Company 10-K’s and 10-Q’s are required to lay out a section usually called “Related Party Transactions.” This is where there is disclosure of transactions between the company and its officers or board members. With Enron, this was a big part of the problem. Related Transactions of any kind are usually problematic and signal low ethos and a company that does not have a shareholder centric view of the world. If you see stuff here that you don’t “get”, just stay away. Ideally, there should be no transactions to mention.

It’s worth studying the proxy statement for compensation data. I want to see management well rewarded for delivering the goods. When you study option grants, bonuses and base salaries, consider whether you’re comfortable with the numbers given the performance of the business and management.

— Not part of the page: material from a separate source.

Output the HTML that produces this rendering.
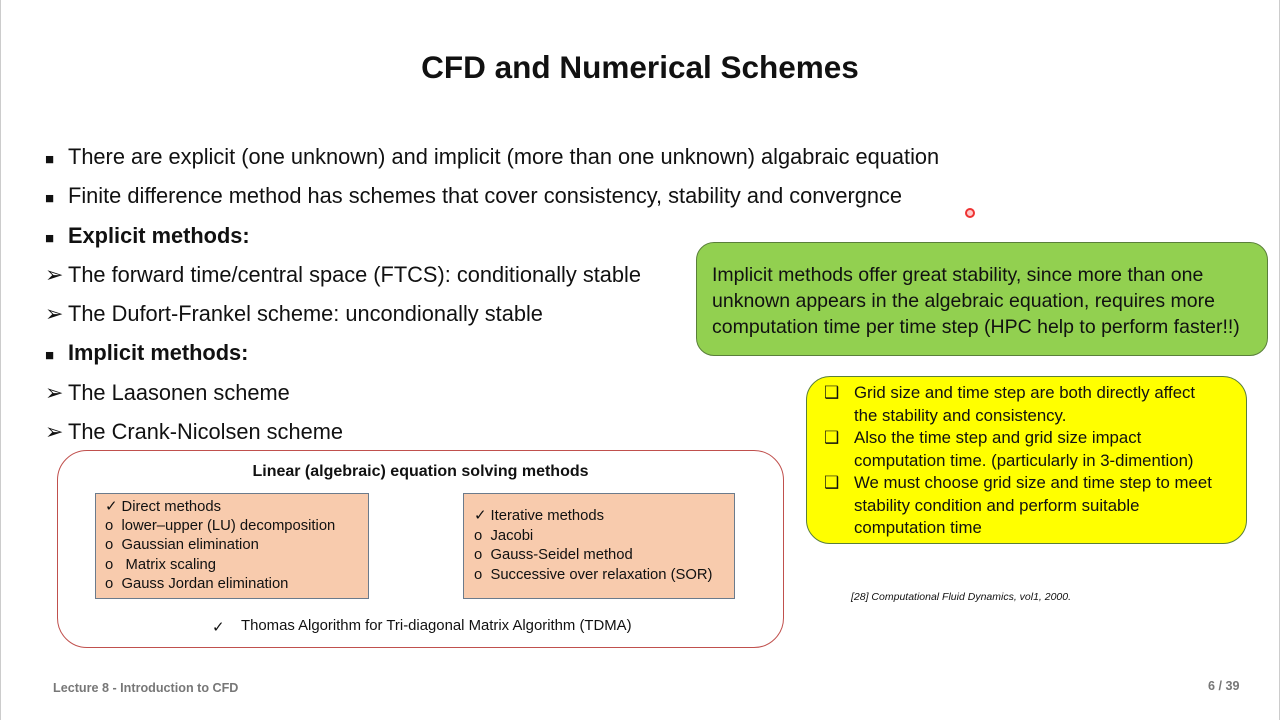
<!DOCTYPE html>
<html><head><meta charset="utf-8"><style>
body{margin:0;width:1280px;height:720px;background:#fff;position:relative;overflow:hidden;font-family:"Liberation Sans",sans-serif;color:#111}
.a{position:absolute;white-space:nowrap}
.b{font-size:21.8px}
.box{position:absolute;box-sizing:border-box}
.m{display:inline-block;width:23px}
</style></head><body>
<div style="position:absolute;left:0;top:0;width:1px;height:720px;background:#ccc"></div>
<div style="position:absolute;right:0;top:0;width:1px;height:720px;background:#ccc"></div>
<div class="a" style="left:0;width:1280px;text-align:center;top:49px;font-size:31.5px;font-weight:bold">CFD and Numerical Schemes</div>

<div class="a b" style="left:45px;top:144px"><span class="m" style="font-size:15px">■</span>There are explicit (one unknown) and implicit (more than one unknown) algabraic equation</div>
<div class="a b" style="left:45px;top:183px"><span class="m" style="font-size:15px">■</span>Finite difference method has schemes that cover consistency, stability and convergnce</div>
<div class="a b" style="left:45px;top:223px;font-weight:bold"><span class="m" style="font-size:15px">■</span>Explicit methods:</div>
<div class="a b" style="left:45px;top:262px"><span class="m">➢</span>The forward time/central space (FTCS): conditionally stable</div>
<div class="a b" style="left:45px;top:301px"><span class="m">➢</span>The Dufort-Frankel scheme: uncondionally stable</div>
<div class="a b" style="left:45px;top:340px;font-weight:bold"><span class="m" style="font-size:15px">■</span>Implicit methods:</div>
<div class="a b" style="left:45px;top:380px"><span class="m">➢</span>The Laasonen scheme</div>
<div class="a b" style="left:45px;top:419px"><span class="m">➢</span>The Crank-Nicolsen scheme</div>

<div style="position:absolute;left:965px;top:208px;width:6px;height:6px;border:2px solid #e33;border-radius:50%;background:#fcc"></div>

<div class="box" style="left:696px;top:242px;width:572px;height:114px;background:#92d050;border:1.5px solid #5a7f3a;border-radius:18px"></div>
<div class="a" style="left:712px;top:262px;font-size:19.5px;line-height:26px">Implicit methods offer great stability, since more than one<br>unknown appears in the algebraic equation, requires more<br>computation time per time step (HPC help to perform faster!!)</div>

<div class="box" style="left:806px;top:376px;width:441px;height:168px;background:#ffff00;border:1.5px solid #5a7f3a;border-radius:24px"></div>
<div class="a" style="left:824px;top:382px;font-size:16.8px;line-height:22.5px">❑<span style="position:absolute;left:30px">Grid size and time step are both directly affect<br>the stability and consistency.</span><br><br>❑<span style="position:absolute;left:30px;top:45px">Also the time step and grid size impact<br>computation time. (particularly in 3-dimention)</span><br><br>❑<span style="position:absolute;left:30px;top:90px">We must choose grid size and time step to meet<br>stability condition and perform suitable<br>computation time</span></div>

<div class="a" style="left:851px;top:591px;font-size:10.5px;font-style:italic">[28] Computational Fluid Dynamics, vol1, 2000.</div>

<div class="box" style="left:57px;top:450px;width:727px;height:198px;border:1.5px solid #c0504d;border-radius:30px"></div>
<div class="a" style="left:57px;width:727px;text-align:center;top:463px;font-size:16px;font-weight:bold">Linear (algebraic) equation solving methods</div>
<div class="box" style="left:95px;top:493px;width:274px;height:106px;background:#f8cbad;border:1.5px solid #6b7b8c"></div>
<div class="a" style="left:105px;top:498px;font-size:14.8px;line-height:19.2px">✓&nbsp;Direct methods<br>o&nbsp;&nbsp;lower–upper (LU) decomposition<br>o&nbsp;&nbsp;Gaussian elimination<br>o&nbsp;&nbsp;&nbsp;Matrix scaling<br>o&nbsp;&nbsp;Gauss Jordan elimination</div>
<div class="box" style="left:463px;top:493px;width:272px;height:106px;background:#f8cbad;border:1.5px solid #6b7b8c"></div>
<div class="a" style="left:474px;top:507px;font-size:14.8px;line-height:19.5px">✓&nbsp;Iterative methods<br>o&nbsp;&nbsp;Jacobi<br>o&nbsp;&nbsp;Gauss-Seidel method<br>o&nbsp;&nbsp;Successive over relaxation (SOR)</div>
<div class="a" style="left:212px;top:618px;font-size:14.9px">✓<span style="position:absolute;left:29px">Thomas Algorithm for Tri-diagonal Matrix Algorithm (TDMA)</span></div>

<div class="a" style="left:53px;top:681px;font-size:12.6px;font-weight:bold;color:#777">Lecture 8 - Introduction to CFD</div>
<div class="a" style="left:1208px;top:679px;font-size:12.6px;font-weight:bold;color:#777">6 / 39</div>
</body></html>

6. The Nature of Management

When I am beginning to look at a company, my starting point is Item 1 in the 10-K which describes the business. If this description does not give me a solid feel for the business, I usually stop right there and exit. In my opinion, any business can be explained to a layman in 2-3 pages at most. Usually it should take no more than a paragraph. If it’s obtuse then, like accounting statements, I perceive management as being deliberately obtuse and exit.

If the description makes sense, then before reading the rest, I listen to the most recent conference call. I am more interested in the nature of management than what they are saying. I try to gauge their shareholder orientation and ethos from the way they run the call. What do the CEO and CFO emphasize? How do they handle the Q&A? How candid are they? Are they genuinely trying to help the listener gauge the reality of the business? After the call, if I feel great about “partnering” with the management team, I’ll spend several days building a mental model about the future based on data from the company and others, past knowledge and experience before making a decision to move forward.

To summarize, if seven moons don’t line up, I don’t make the investment. Avoiding Enronitis is simple, but not necessarily easy. It takes determination, discipline and one must enjoy kissing lots and lots of frogs to find the rare prince.